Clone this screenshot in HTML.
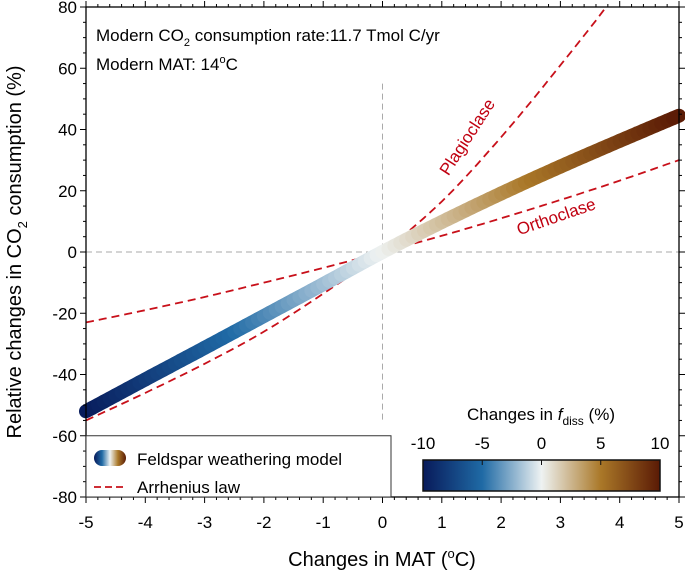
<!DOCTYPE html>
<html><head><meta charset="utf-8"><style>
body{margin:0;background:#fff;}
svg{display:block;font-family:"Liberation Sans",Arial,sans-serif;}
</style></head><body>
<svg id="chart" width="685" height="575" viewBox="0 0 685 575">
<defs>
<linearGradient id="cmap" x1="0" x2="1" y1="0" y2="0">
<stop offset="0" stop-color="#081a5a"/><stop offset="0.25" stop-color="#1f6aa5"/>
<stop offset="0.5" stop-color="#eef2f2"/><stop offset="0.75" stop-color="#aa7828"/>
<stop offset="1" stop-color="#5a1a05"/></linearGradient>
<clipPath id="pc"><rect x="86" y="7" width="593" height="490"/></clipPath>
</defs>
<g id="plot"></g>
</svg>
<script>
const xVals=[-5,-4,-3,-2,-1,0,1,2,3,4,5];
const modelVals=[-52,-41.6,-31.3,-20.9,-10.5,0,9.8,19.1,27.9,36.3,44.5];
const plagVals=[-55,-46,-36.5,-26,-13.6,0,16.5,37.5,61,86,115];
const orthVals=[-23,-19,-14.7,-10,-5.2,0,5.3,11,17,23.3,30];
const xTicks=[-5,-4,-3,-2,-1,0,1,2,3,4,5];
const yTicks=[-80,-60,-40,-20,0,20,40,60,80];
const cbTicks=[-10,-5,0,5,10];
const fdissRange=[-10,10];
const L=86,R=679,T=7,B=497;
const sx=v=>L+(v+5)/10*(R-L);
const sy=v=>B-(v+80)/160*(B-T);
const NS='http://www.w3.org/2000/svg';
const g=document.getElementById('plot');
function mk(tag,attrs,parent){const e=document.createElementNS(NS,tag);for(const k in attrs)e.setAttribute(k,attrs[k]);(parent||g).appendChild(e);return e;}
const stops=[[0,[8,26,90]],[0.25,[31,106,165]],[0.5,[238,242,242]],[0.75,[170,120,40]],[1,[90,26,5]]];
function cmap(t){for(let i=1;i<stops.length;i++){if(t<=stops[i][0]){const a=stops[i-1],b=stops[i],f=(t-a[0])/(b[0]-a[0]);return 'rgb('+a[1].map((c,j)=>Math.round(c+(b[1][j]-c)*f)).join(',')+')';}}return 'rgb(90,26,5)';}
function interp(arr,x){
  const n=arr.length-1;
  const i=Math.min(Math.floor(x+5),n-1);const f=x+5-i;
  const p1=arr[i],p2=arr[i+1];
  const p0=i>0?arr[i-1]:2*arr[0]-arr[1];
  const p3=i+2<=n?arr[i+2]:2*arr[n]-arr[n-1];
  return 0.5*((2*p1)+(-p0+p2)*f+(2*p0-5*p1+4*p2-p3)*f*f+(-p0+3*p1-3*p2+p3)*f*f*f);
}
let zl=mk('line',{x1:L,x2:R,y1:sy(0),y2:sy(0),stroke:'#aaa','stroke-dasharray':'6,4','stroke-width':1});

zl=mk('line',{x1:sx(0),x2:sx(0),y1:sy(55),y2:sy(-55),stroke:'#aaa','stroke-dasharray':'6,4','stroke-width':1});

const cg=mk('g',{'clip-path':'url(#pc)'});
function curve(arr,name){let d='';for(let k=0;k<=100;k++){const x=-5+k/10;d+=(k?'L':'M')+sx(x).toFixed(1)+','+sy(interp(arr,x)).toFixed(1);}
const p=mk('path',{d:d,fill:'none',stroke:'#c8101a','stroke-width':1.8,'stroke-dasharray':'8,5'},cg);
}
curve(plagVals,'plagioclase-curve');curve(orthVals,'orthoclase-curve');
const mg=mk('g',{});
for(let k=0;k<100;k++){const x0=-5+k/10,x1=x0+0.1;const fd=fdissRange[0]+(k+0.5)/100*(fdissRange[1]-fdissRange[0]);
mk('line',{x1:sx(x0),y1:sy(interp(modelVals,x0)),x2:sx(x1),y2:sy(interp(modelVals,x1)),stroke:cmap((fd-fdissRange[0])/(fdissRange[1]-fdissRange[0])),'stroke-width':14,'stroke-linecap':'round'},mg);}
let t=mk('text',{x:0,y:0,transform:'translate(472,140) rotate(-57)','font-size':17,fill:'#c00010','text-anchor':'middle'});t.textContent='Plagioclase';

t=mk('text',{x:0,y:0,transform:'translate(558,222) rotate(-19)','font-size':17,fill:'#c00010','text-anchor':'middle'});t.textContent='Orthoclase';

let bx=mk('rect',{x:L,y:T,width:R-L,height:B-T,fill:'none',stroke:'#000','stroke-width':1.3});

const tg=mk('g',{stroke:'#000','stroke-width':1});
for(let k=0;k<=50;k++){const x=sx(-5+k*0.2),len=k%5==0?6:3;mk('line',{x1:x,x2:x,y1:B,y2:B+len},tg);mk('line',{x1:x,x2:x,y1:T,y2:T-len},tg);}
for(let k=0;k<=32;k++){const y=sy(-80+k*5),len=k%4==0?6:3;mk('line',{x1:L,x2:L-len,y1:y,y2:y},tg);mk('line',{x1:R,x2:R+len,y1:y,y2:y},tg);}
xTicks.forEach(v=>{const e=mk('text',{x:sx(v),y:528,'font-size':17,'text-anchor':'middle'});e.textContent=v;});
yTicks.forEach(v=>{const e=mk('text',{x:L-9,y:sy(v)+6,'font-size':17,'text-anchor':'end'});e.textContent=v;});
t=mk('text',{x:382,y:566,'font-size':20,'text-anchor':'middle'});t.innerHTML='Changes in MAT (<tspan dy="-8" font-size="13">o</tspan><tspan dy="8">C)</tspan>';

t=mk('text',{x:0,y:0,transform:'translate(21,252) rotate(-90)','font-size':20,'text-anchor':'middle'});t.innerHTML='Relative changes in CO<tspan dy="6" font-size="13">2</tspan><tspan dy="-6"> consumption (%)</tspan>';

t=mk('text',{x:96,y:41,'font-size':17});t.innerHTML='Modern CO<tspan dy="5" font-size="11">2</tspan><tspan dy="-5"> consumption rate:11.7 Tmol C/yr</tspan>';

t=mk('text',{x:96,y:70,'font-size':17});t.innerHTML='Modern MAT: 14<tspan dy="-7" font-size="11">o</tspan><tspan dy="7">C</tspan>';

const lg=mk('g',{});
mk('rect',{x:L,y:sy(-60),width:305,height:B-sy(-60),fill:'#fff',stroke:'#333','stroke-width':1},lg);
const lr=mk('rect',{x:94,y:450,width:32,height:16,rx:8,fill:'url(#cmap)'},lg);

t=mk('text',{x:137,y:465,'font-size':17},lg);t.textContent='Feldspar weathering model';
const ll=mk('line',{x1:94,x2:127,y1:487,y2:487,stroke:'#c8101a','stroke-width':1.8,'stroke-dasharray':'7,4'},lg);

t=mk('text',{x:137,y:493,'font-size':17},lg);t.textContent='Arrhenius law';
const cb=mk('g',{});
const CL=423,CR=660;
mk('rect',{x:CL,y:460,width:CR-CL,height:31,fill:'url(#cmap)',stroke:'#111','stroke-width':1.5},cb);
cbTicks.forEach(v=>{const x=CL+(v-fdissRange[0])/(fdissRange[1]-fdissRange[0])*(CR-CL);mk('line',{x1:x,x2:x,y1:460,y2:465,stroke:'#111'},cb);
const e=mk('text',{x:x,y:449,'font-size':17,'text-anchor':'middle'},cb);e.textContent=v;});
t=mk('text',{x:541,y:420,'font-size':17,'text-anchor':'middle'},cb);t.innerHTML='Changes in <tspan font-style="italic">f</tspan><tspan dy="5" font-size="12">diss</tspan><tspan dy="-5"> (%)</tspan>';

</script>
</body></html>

(Exercise details) Are you able to set down all the lines above exactly, without any pictures?

(Response below)
Clone this screenshot in HTML.
<!DOCTYPE html>
<html><head><meta charset="utf-8"><style>
body{margin:0;background:#fff;}
svg{display:block;font-family:"Liberation Sans",Arial,sans-serif;}
</style></head><body>
<svg id="chart" width="685" height="575" viewBox="0 0 685 575">
<defs>
<linearGradient id="cmap" x1="0" x2="1" y1="0" y2="0">
<stop offset="0" stop-color="#081a5a"/><stop offset="0.25" stop-color="#1f6aa5"/>
<stop offset="0.5" stop-color="#eef2f2"/><stop offset="0.75" stop-color="#aa7828"/>
<stop offset="1" stop-color="#5a1a05"/></linearGradient>
<clipPath id="pc"><rect x="86" y="7" width="593" height="490"/></clipPath>
</defs>
<g id="plot"></g>
</svg>
<script>
const xVals=[-5,-4,-3,-2,-1,0,1,2,3,4,5];
const modelVals=[-52,-41.6,-31.3,-20.9,-10.5,0,9.8,19.1,27.9,36.3,44.5];
const plagVals=[-55,-46,-36.5,-26,-13.6,0,16.5,37.5,61,86,115];
const orthVals=[-23,-19,-14.7,-10,-5.2,0,5.3,11,17,23.3,30];
const xTicks=[-5,-4,-3,-2,-1,0,1,2,3,4,5];
const yTicks=[-80,-60,-40,-20,0,20,40,60,80];
const cbTicks=[-10,-5,0,5,10];
const fdissRange=[-10,10];
const L=86,R=679,T=7,B=497;
const sx=v=>L+(v+5)/10*(R-L);
const sy=v=>B-(v+80)/160*(B-T);
const NS='http://www.w3.org/2000/svg';
const g=document.getElementById('plot');
function mk(tag,attrs,parent){const e=document.createElementNS(NS,tag);for(const k in attrs)e.setAttribute(k,attrs[k]);(parent||g).appendChild(e);return e;}
const stops=[[0,[8,26,90]],[0.25,[31,106,165]],[0.5,[238,242,242]],[0.75,[170,120,40]],[1,[90,26,5]]];
function cmap(t){for(let i=1;i<stops.length;i++){if(t<=stops[i][0]){const a=stops[i-1],b=stops[i],f=(t-a[0])/(b[0]-a[0]);return 'rgb('+a[1].map((c,j)=>Math.round(c+(b[1][j]-c)*f)).join(',')+')';}}return 'rgb(90,26,5)';}
function interp(arr,x){
  const n=arr.length-1;
  const i=Math.min(Math.floor(x+5),n-1);const f=x+5-i;
  const p1=arr[i],p2=arr[i+1];
  const p0=i>0?arr[i-1]:2*arr[0]-arr[1];
  const p3=i+2<=n?arr[i+2]:2*arr[n]-arr[n-1];
  return 0.5*((2*p1)+(-p0+p2)*f+(2*p0-5*p1+4*p2-p3)*f*f+(-p0+3*p1-3*p2+p3)*f*f*f);
}
let zl=mk('line',{x1:L,x2:R,y1:sy(0),y2:sy(0),stroke:'#aaa','stroke-dasharray':'6,4','stroke-width':1});

zl=mk('line',{x1:sx(0),x2:sx(0),y1:sy(55),y2:sy(-55),stroke:'#aaa','stroke-dasharray':'6,4','stroke-width':1});

const cg=mk('g',{'clip-path':'url(#pc)'});
function curve(arr,name){let d='';for(let k=0;k<=100;k++){const x=-5+k/10;d+=(k?'L':'M')+sx(x).toFixed(1)+','+sy(interp(arr,x)).toFixed(1);}
const p=mk('path',{d:d,fill:'none',stroke:'#c8101a','stroke-width':1.8,'stroke-dasharray':'8,5'},cg);
}
curve(plagVals,'plagioclase-curve');curve(orthVals,'orthoclase-curve');
const mg=mk('g',{});
for(let k=0;k<100;k++){const x0=-5+k/10,x1=x0+0.1;const fd=fdissRange[0]+(k+0.5)/100*(fdissRange[1]-fdissRange[0]);
mk('line',{x1:sx(x0),y1:sy(interp(modelVals,x0)),x2:sx(x1),y2:sy(interp(modelVals,x1)),stroke:cmap((fd-fdissRange[0])/(fdissRange[1]-fdissRange[0])),'stroke-width':14,'stroke-linecap':'round'},mg);}
let t=mk('text',{x:0,y:0,transform:'translate(472,140) rotate(-57)','font-size':17,fill:'#c00010','text-anchor':'middle'});t.textContent='Plagioclase';

t=mk('text',{x:0,y:0,transform:'translate(558,222) rotate(-19)','font-size':17,fill:'#c00010','text-anchor':'middle'});t.textContent='Orthoclase';

let bx=mk('rect',{x:L,y:T,width:R-L,height:B-T,fill:'none',stroke:'#000','stroke-width':1.3});

const tg=mk('g',{stroke:'#000','stroke-width':1});
for(let k=0;k<=50;k++){const x=sx(-5+k*0.2),len=k%5==0?6:3;mk('line',{x1:x,x2:x,y1:B,y2:B+len},tg);mk('line',{x1:x,x2:x,y1:T,y2:T-len},tg);}
for(let k=0;k<=32;k++){const y=sy(-80+k*5),len=k%4==0?6:3;mk('line',{x1:L,x2:L-len,y1:y,y2:y},tg);mk('line',{x1:R,x2:R+len,y1:y,y2:y},tg);}
xTicks.forEach(v=>{const e=mk('text',{x:sx(v),y:528,'font-size':17,'text-anchor':'middle'});e.textContent=v;});
yTicks.forEach(v=>{const e=mk('text',{x:L-9,y:sy(v)+6,'font-size':17,'text-anchor':'end'});e.textContent=v;});
t=mk('text',{x:382,y:566,'font-size':20,'text-anchor':'middle'});t.innerHTML='Changes in MAT (<tspan dy="-8" font-size="13">o</tspan><tspan dy="8">C)</tspan>';

t=mk('text',{x:0,y:0,transform:'translate(21,252) rotate(-90)','font-size':20,'text-anchor':'middle'});t.innerHTML='Relative changes in CO<tspan dy="6" font-size="13">2</tspan><tspan dy="-6"> consumption (%)</tspan>';

t=mk('text',{x:96,y:41,'font-size':17});t.innerHTML='Modern CO<tspan dy="5" font-size="11">2</tspan><tspan dy="-5"> consumption rate:11.7 Tmol C/yr</tspan>';

t=mk('text',{x:96,y:70,'font-size':17});t.innerHTML='Modern MAT: 14<tspan dy="-7" font-size="11">o</tspan><tspan dy="7">C</tspan>';

const lg=mk('g',{});
mk('rect',{x:L,y:sy(-60),width:305,height:B-sy(-60),fill:'#fff',stroke:'#333','stroke-width':1},lg);
const lr=mk('rect',{x:94,y:450,width:32,height:16,rx:8,fill:'url(#cmap)'},lg);

t=mk('text',{x:137,y:465,'font-size':17},lg);t.textContent='Feldspar weathering model';
const ll=mk('line',{x1:94,x2:127,y1:487,y2:487,stroke:'#c8101a','stroke-width':1.8,'stroke-dasharray':'7,4'},lg);

t=mk('text',{x:137,y:493,'font-size':17},lg);t.textContent='Arrhenius law';
const cb=mk('g',{});
const CL=423,CR=660;
mk('rect',{x:CL,y:460,width:CR-CL,height:31,fill:'url(#cmap)',stroke:'#111','stroke-width':1.5},cb);
cbTicks.forEach(v=>{const x=CL+(v-fdissRange[0])/(fdissRange[1]-fdissRange[0])*(CR-CL);mk('line',{x1:x,x2:x,y1:460,y2:465,stroke:'#111'},cb);
const e=mk('text',{x:x,y:449,'font-size':17,'text-anchor':'middle'},cb);e.textContent=v;});
t=mk('text',{x:541,y:420,'font-size':17,'text-anchor':'middle'},cb);t.innerHTML='Changes in <tspan font-style="italic">f</tspan><tspan dy="5" font-size="12">diss</tspan><tspan dy="-5"> (%)</tspan>';

</script>
</body></html>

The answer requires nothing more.